■ WRITTEN INSTRUCTION
Your task is to write out only the lines running from the line with "Rebuild this UI as HTML. Inline all styles." to the line with "const botTicks = [20,25,30,35,40,45];", both ends kept, with no images.

■ DATA FOR THIS TASK
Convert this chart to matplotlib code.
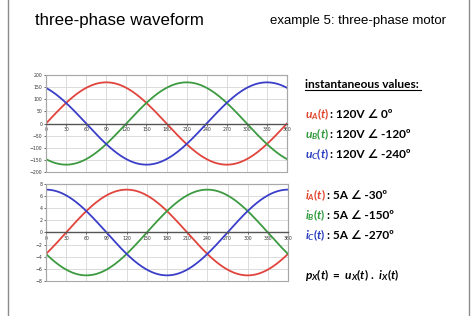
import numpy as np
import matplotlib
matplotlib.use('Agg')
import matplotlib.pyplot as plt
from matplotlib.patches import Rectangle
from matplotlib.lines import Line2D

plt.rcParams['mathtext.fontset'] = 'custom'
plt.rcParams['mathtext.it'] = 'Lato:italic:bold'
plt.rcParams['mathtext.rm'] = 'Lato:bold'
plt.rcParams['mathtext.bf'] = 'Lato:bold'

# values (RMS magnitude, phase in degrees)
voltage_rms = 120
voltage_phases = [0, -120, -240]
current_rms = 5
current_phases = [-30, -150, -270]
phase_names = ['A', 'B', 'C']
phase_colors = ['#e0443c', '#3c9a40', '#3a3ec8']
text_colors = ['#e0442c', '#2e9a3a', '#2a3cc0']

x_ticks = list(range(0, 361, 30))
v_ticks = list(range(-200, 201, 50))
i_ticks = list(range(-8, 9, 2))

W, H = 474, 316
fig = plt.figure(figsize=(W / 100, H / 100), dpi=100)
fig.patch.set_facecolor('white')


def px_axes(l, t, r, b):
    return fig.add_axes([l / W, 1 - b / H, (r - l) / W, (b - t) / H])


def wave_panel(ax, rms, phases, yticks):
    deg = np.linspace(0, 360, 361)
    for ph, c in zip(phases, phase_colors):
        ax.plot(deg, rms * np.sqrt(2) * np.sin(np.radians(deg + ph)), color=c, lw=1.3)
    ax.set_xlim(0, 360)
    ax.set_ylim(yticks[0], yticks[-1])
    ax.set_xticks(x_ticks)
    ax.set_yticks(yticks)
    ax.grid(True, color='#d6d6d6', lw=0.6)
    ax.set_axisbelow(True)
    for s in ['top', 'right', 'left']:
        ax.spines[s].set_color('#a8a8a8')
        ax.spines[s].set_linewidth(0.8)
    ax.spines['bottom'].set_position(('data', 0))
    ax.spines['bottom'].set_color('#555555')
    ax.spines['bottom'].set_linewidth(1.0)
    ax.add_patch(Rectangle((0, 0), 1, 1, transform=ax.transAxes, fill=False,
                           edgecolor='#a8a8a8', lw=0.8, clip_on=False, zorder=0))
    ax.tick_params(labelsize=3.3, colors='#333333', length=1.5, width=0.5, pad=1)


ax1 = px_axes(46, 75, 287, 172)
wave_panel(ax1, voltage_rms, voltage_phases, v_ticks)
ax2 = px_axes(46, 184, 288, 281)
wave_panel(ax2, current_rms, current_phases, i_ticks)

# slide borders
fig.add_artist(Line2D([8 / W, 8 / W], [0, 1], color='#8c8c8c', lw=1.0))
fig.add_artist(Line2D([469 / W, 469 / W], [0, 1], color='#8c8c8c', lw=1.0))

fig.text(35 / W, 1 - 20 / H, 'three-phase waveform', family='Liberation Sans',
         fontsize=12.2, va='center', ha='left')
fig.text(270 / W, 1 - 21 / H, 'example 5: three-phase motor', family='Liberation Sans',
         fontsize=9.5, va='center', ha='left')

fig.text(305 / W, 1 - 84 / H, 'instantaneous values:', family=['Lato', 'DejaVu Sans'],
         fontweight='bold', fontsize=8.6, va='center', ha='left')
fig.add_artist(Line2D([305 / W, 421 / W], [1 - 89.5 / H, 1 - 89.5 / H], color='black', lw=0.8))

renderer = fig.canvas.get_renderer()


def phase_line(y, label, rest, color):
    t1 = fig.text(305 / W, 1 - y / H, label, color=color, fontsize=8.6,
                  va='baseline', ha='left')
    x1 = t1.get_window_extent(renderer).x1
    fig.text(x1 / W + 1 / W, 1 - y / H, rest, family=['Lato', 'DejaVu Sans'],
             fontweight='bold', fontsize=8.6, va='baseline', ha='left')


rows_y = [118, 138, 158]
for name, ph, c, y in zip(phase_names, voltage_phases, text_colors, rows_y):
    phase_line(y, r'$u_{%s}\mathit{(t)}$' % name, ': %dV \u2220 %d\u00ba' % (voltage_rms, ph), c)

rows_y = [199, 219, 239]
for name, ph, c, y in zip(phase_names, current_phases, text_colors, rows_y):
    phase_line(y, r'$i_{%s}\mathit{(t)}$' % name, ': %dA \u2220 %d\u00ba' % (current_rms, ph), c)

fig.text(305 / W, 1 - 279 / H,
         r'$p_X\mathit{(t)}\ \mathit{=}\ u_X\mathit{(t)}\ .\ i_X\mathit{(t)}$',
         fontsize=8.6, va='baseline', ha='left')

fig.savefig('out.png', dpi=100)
--
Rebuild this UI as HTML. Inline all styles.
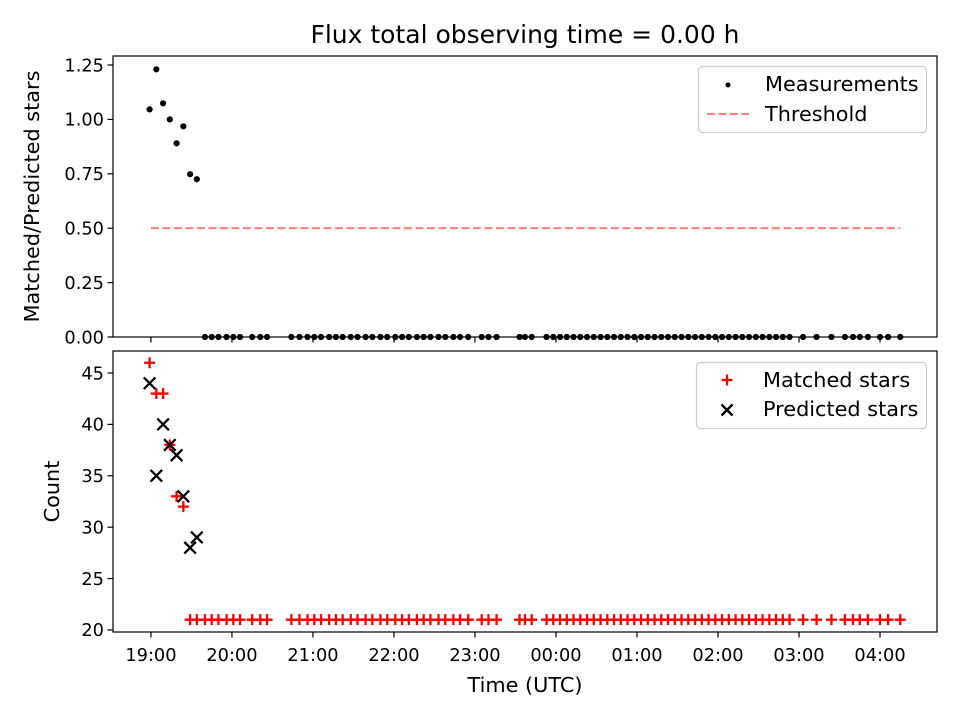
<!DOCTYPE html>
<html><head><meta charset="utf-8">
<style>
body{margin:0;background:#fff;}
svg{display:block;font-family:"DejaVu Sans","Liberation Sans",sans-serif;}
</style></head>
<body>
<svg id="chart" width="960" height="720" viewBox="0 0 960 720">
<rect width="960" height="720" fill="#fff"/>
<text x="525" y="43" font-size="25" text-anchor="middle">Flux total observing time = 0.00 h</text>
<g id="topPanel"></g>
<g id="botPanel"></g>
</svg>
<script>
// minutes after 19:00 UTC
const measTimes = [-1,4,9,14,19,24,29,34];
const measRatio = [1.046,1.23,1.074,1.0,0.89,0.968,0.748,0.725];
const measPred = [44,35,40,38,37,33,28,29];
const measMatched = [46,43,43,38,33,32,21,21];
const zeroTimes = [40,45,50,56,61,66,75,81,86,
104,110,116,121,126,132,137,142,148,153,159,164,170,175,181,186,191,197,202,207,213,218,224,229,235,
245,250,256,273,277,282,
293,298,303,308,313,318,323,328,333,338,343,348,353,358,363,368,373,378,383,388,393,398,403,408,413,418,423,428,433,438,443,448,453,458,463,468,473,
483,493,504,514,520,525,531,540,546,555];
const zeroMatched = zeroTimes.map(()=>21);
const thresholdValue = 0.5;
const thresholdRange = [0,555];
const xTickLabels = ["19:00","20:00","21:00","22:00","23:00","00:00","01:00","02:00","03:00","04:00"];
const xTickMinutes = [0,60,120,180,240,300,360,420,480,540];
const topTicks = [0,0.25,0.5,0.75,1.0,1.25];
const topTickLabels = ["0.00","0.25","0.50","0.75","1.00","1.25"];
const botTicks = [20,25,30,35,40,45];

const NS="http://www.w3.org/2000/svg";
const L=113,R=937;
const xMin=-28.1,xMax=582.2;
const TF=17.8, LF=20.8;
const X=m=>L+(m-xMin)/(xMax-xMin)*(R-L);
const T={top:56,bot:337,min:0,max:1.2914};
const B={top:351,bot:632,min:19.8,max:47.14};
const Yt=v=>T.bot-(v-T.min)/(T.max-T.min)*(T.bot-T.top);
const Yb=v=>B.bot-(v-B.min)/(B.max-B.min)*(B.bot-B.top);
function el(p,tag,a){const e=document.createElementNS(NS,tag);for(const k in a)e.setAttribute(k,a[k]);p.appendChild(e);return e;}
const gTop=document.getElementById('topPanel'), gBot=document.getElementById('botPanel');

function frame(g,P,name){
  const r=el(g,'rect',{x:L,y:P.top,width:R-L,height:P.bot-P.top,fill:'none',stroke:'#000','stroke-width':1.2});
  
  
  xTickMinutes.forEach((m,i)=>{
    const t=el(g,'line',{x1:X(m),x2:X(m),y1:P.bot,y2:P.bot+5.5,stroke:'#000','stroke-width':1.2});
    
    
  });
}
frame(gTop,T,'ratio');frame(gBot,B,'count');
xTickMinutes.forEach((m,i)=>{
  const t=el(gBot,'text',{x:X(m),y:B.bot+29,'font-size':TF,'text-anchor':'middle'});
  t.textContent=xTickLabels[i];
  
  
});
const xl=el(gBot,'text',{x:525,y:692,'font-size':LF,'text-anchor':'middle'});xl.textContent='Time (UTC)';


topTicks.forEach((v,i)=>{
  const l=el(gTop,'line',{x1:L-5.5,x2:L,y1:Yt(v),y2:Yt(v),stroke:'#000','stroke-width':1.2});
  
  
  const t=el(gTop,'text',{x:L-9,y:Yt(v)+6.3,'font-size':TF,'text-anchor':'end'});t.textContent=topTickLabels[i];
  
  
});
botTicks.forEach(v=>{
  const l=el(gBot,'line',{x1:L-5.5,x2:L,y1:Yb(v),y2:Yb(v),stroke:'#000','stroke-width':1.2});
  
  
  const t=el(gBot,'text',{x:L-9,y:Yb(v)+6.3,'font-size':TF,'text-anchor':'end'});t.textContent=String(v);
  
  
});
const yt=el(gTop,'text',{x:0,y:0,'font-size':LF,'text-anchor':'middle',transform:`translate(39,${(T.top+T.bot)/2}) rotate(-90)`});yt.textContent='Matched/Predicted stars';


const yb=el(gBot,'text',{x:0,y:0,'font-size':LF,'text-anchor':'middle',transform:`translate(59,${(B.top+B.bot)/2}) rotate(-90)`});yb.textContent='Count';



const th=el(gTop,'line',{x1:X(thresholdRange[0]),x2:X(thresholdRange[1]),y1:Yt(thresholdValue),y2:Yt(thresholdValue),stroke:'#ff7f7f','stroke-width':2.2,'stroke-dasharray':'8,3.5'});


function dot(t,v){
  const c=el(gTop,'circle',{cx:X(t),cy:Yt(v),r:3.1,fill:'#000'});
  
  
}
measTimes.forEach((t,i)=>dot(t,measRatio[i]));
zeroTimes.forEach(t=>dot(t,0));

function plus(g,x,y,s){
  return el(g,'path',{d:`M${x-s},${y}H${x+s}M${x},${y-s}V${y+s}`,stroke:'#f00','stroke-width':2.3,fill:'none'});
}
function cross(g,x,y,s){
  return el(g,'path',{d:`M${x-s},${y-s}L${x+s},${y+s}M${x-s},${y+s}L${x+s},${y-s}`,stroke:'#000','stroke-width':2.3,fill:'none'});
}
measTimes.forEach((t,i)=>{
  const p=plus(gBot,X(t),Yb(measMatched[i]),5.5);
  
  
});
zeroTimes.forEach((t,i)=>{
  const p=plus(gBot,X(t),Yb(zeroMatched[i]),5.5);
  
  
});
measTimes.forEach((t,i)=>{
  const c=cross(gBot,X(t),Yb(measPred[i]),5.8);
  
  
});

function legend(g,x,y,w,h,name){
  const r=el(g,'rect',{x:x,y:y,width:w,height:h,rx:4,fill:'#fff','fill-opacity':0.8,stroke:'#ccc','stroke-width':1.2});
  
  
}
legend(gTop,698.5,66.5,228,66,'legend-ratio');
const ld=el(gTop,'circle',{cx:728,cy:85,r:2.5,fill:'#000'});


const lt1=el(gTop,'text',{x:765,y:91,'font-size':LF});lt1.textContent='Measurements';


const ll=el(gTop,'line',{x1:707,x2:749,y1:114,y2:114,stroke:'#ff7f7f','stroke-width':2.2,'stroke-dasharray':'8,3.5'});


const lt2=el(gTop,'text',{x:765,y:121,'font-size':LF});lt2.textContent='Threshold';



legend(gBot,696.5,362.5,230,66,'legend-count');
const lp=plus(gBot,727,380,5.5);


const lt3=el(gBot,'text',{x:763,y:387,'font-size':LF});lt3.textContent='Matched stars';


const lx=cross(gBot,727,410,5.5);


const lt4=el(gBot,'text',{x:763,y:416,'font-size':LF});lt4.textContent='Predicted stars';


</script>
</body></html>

■ COMPLETE ANSWER
Rebuild this UI as HTML. Inline all styles.
<!DOCTYPE html>
<html><head><meta charset="utf-8">
<style>
body{margin:0;background:#fff;}
svg{display:block;font-family:"DejaVu Sans","Liberation Sans",sans-serif;}
</style></head>
<body>
<svg id="chart" width="960" height="720" viewBox="0 0 960 720">
<rect width="960" height="720" fill="#fff"/>
<text x="525" y="43" font-size="25" text-anchor="middle">Flux total observing time = 0.00 h</text>
<g id="topPanel"></g>
<g id="botPanel"></g>
</svg>
<script>
// minutes after 19:00 UTC
const measTimes = [-1,4,9,14,19,24,29,34];
const measRatio = [1.046,1.23,1.074,1.0,0.89,0.968,0.748,0.725];
const measPred = [44,35,40,38,37,33,28,29];
const measMatched = [46,43,43,38,33,32,21,21];
const zeroTimes = [40,45,50,56,61,66,75,81,86,
104,110,116,121,126,132,137,142,148,153,159,164,170,175,181,186,191,197,202,207,213,218,224,229,235,
245,250,256,273,277,282,
293,298,303,308,313,318,323,328,333,338,343,348,353,358,363,368,373,378,383,388,393,398,403,408,413,418,423,428,433,438,443,448,453,458,463,468,473,
483,493,504,514,520,525,531,540,546,555];
const zeroMatched = zeroTimes.map(()=>21);
const thresholdValue = 0.5;
const thresholdRange = [0,555];
const xTickLabels = ["19:00","20:00","21:00","22:00","23:00","00:00","01:00","02:00","03:00","04:00"];
const xTickMinutes = [0,60,120,180,240,300,360,420,480,540];
const topTicks = [0,0.25,0.5,0.75,1.0,1.25];
const topTickLabels = ["0.00","0.25","0.50","0.75","1.00","1.25"];
const botTicks = [20,25,30,35,40,45];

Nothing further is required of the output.